Crypto Liquidations Hit $138 Million: What Happened?
Recent data from Coinglass shows that the crypto market witnessed a staggering $138.57 million in liquidations over the past 24 hours, leaving market traders questioning the factors behind this major disruption.
Overview of liquidations
Crypto liquidations are the forced closing of leveraged positions on multiple crypto exchanges when the market moves against them. Simply put, when the value of a trader’s assets falls below a specific threshold, exchanges immediately sell those assets to pay losses, resulting in a liquidation event.
According to data from Coinglass, the 24-hour volume revealed total liquidations of $138.57 million, with $120.17 million accounting for long positions and $18.40 million for short positions.

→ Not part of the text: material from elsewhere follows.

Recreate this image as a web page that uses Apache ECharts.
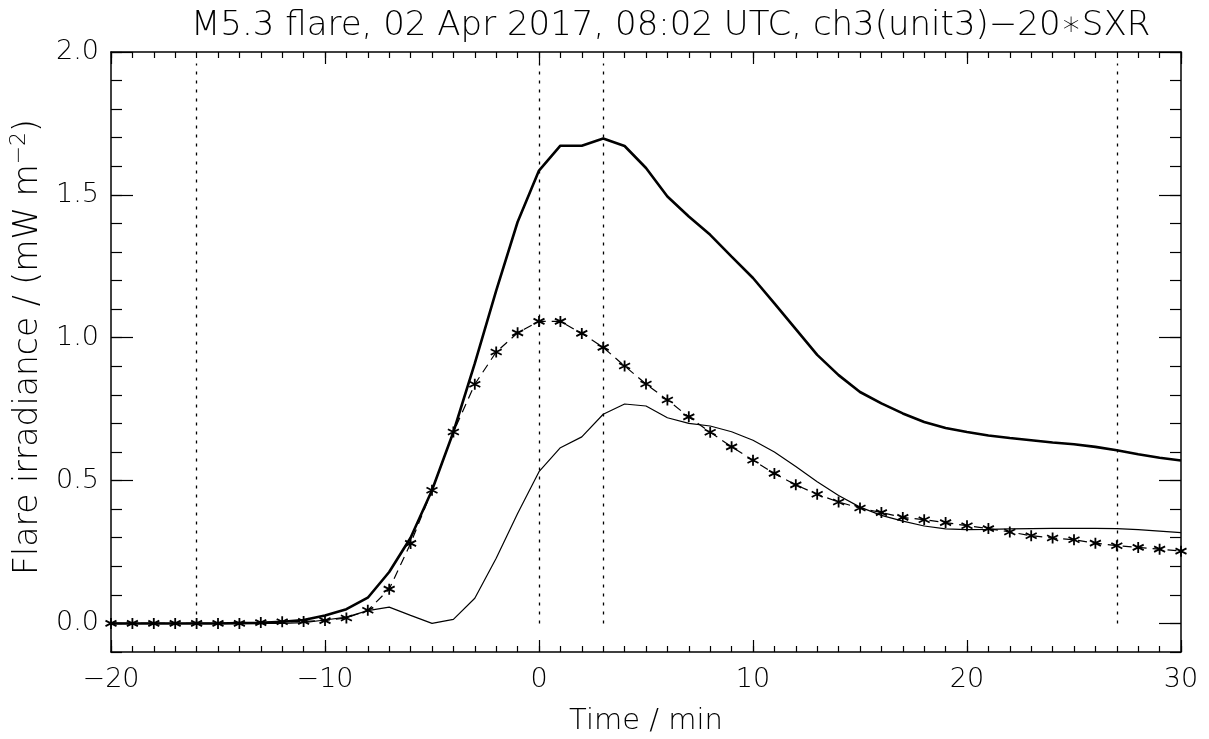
<!DOCTYPE html>
<html>
<head>
<meta charset="utf-8">
<script src="https://cdn.jsdelivr.net/npm/echarts@6/dist/echarts.min.js"></script>
<style>html,body{margin:0;padding:0;background:#fff}#c{width:1209px;height:739px}</style>
</head>
<body>
<div id="c"></div>
<script>
const times = [-20,-19,-18,-17,-16,-15,-14,-13,-12,-11,-10,-9,-8,-7,-6,-5,-4,-3,-2,-1,0,1,2,3,4,5,6,7,8,9,10,11,12,13,14,15,16,17,18,19,20,21,22,23,24,25,26,27,28,29,30];
const ch3Total = [0,0,0,0,0,0,0.001,0.002,0.006,0.012,0.028,0.05,0.09,0.18,0.30,0.466,0.67,0.91,1.165,1.405,1.585,1.672,1.672,1.697,1.671,1.594,1.494,1.424,1.36,1.284,1.209,1.12,1.03,0.94,0.869,0.81,0.77,0.735,0.705,0.684,0.67,0.658,0.649,0.641,0.633,0.627,0.618,0.606,0.592,0.58,0.57];
const ch3Corrected = [0,0,0,0,0,0,0,0,0,0.003,0.012,0.022,0.045,0.057,0.028,0.0,0.014,0.088,0.228,0.385,0.531,0.615,0.653,0.732,0.768,0.761,0.72,0.70,0.691,0.671,0.641,0.60,0.549,0.496,0.448,0.407,0.378,0.358,0.341,0.331,0.328,0.329,0.331,0.332,0.333,0.333,0.333,0.332,0.328,0.323,0.318];
const sxrScaled = [0,0,0,0,0,0,0,0.003,0.006,0.007,0.01,0.019,0.046,0.12,0.28,0.466,0.67,0.837,0.95,1.017,1.057,1.057,1.015,0.966,0.901,0.838,0.782,0.723,0.669,0.618,0.571,0.525,0.485,0.452,0.425,0.404,0.388,0.371,0.363,0.353,0.342,0.332,0.32,0.307,0.299,0.293,0.281,0.272,0.266,0.26,0.253];
const markerTimes = [-16,0,3,27];
const xTickLabels = [-20,-10,0,10,20,30];
const yTickLabels = [0,0.5,1.0,1.5,2.0];
const titleText = 'M5.3 flare, 02 Apr 2017, 08:02 UTC, ch3(unit3)\u221220\u2217SXR';

const FONT = 'DejaVu Sans';
const W = 200;
const pair = (xs, ys) => xs.map((x, i) => [x, ys[i]]);
const minus = v => String(v).replace('-', '\u2212');

const xBase = {type:'value', min:-20, max:30, splitLine:{show:false}};
const yBase = {type:'value', min:-0.1, max:2.0, splitLine:{show:false}};
const line = show => ({show:show, onZero:false, lineStyle:{color:'#000', width:1.5}});
const tick = (len, extra) => Object.assign({show:true, inside:true, length:len, lineStyle:{color:'#000', width:1.2}}, extra || {});

const chart = echarts.init(document.getElementById('c'));
chart.setOption({
  backgroundColor:'#fff',
  animation:false,
  title:{text:titleText, left:186, top:4,
    textStyle:{fontFamily:FONT, fontSize:34, fontWeight:W, color:'#000'}},
  grid:{left:111, right:28, top:52, bottom:87, containLabel:false, outerBoundsMode:'none'},
  xAxis:[
    Object.assign({}, xBase, {position:'bottom', interval:10, axisLine:line(true),
      axisTick:tick(12),
      axisLabel:{show:true, margin:14, fontFamily:FONT, fontSize:27, fontWeight:W, color:'#000',
        customValues:xTickLabels, formatter:v => minus(v)},
      name:'Time / min', nameLocation:'middle', nameGap:55,
      nameTextStyle:{fontFamily:FONT, fontSize:29, fontWeight:W, color:'#000'}}),
    Object.assign({}, xBase, {position:'bottom', interval:1, axisLine:line(false), axisLabel:{show:false},
      axisTick:tick(6)}),
    Object.assign({}, xBase, {position:'top', interval:10, axisLine:line(true), axisLabel:{show:false},
      axisTick:tick(12)}),
    Object.assign({}, xBase, {position:'top', interval:1, axisLine:line(false), axisLabel:{show:false},
      axisTick:tick(6)})
  ],
  yAxis:[
    Object.assign({}, yBase, {position:'left', axisLine:line(true),
      axisTick:tick(22, {customValues:yTickLabels}),
      axisLabel:{show:true, margin:12, fontFamily:FONT, fontSize:27, fontWeight:W, color:'#000',
        customValues:yTickLabels, formatter:v => v.toFixed(1)},
      name:'Flare irradiance / (mW m{sup|\u22122})', nameLocation:'middle', nameGap:62, nameRotate:90,
      nameTextStyle:{fontFamily:FONT, fontSize:33, fontWeight:W, color:'#000', padding:[0,0,0,10],
        rich:{sup:{fontFamily:FONT, fontSize:22, fontWeight:W, color:'#000', verticalAlign:'top', padding:[0,0,18,0]}}}}),
    Object.assign({}, yBase, {position:'left', interval:0.1, axisLine:line(false), axisLabel:{show:false},
      axisTick:tick(11)}),
    Object.assign({}, yBase, {position:'right', axisLine:line(true), axisLabel:{show:false},
      axisTick:tick(22, {customValues:yTickLabels})}),
    Object.assign({}, yBase, {position:'right', interval:0.1, axisLine:line(false), axisLabel:{show:false},
      axisTick:tick(11)})
  ],
  series:[
    {type:'line', name:'events', data:[], xAxisIndex:0, yAxisIndex:0, silent:true,
      markLine:{symbol:['none','none'], silent:true, label:{show:false},
        lineStyle:{color:'#000', width:1.3, type:[3,6]},
        data:markerTimes.map(t => [{coord:[t, 0]}, {coord:[t, 1.96]}])}},
    {type:'line', name:'ch3', data:pair(times, ch3Total), xAxisIndex:0, yAxisIndex:0,
      showSymbol:false, lineStyle:{color:'#000', width:2.6}},
    {type:'line', name:'ch3-20*SXR', data:pair(times, ch3Corrected), xAxisIndex:0, yAxisIndex:0,
      showSymbol:false, lineStyle:{color:'#000', width:1.2}},
    {type:'line', name:'20*SXR', data:pair(times, sxrScaled), xAxisIndex:0, yAxisIndex:0,
      symbol:'path://M0,-5L0,5M-4.33,-2.5L4.33,2.5M-4.33,2.5L4.33,-2.5', symbolSize:11, showSymbol:true,
      itemStyle:{color:'none', borderColor:'#000', borderWidth:1.8},
      lineStyle:{color:'#000', width:1.2, type:[9,6]}}
  ]
});
</script>
</body>
</html>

Bitcoin (BTC) and Ethereum (ETH) bore the brunt of the liquidation wave, with Bitcoin leading the pack. Over the past day, Bitcoin recorded a total of $25.68 million in liquidations, with long traders losing $6.39 million and short traders facing losses of approximately $2.98 million. Ethereum recorded even steeper losses, experiencing a total liquidation amount of $37.06.
Currently, Bitcoin is trading at $40,722.72, down by 2.43%, while Ethereum has seen a 4.07% drop to $2,372.45 within the same time frame. Surprisingly, even the newly launched MANTA tokens released by MANTA Network, faced a mild liquidation of $1.95, highlighting the widespread impact of the market downturn.

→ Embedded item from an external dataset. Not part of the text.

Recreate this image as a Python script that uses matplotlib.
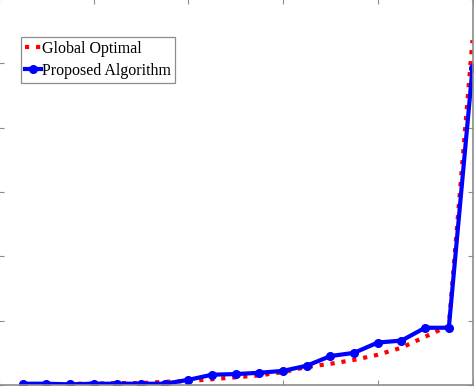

Root causes and market analysis
The recent market turbulence has been linked to heightened volatility, influenced by various factors. Analysts point to the approval of multiple spot Bitcoin Exchange-Traded Funds (ETFs) by the SEC as a potential catalyst. In the 12 days following the approvals, Bitcoin lost over 7% of its value, dropping from above $48,000 to around $43,000.
On-chain analytics from Glassnode suggests that the price drop may have been driven by a combination of derivatives leverage and spot profit-taking. However, multiple measures in both the on-chain and derivatives domains indicate that a sizable proportion of Bitcoin investors viewed the ETF approval as a sell-the-news opportunity.